Rows:
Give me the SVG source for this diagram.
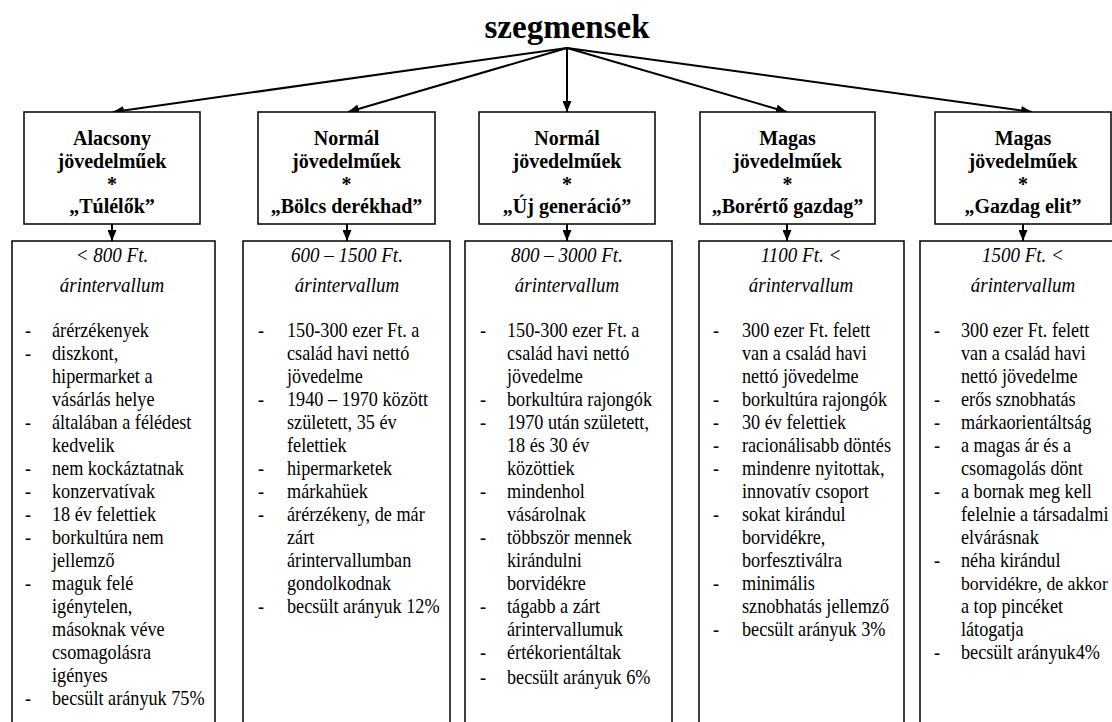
* * *
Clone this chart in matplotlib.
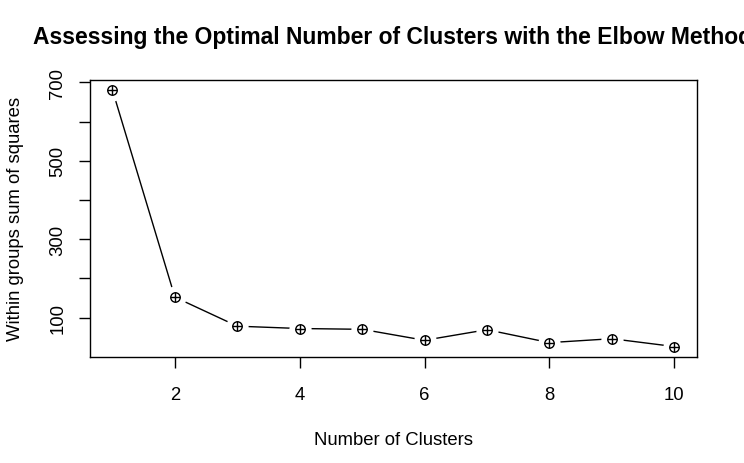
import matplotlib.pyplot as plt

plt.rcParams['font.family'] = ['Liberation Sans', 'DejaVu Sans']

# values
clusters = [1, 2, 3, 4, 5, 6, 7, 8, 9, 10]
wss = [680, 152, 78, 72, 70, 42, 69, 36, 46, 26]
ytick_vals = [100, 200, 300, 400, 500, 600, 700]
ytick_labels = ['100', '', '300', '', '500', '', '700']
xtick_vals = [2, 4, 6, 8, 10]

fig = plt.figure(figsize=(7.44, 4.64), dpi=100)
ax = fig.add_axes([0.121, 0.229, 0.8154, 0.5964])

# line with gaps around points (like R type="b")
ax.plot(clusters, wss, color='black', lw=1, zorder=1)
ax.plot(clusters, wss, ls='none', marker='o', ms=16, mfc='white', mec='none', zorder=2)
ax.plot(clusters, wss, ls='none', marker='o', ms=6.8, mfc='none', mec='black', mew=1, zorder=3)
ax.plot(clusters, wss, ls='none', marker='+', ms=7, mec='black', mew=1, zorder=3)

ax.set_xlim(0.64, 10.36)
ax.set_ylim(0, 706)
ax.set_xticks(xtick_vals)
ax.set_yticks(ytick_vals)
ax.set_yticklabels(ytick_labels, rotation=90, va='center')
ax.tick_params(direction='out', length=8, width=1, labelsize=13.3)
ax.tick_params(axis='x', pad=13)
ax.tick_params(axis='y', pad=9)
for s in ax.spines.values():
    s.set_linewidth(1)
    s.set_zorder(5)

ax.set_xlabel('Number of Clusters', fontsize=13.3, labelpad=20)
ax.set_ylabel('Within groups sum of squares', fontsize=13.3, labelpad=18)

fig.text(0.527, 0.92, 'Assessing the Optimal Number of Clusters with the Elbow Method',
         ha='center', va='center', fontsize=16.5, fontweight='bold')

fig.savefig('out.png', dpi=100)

Exercise instructions: Filter lines by "this" and return each hit.

Response:
Give me the SVG source for this diagram.
Clone this chart in matplotlib.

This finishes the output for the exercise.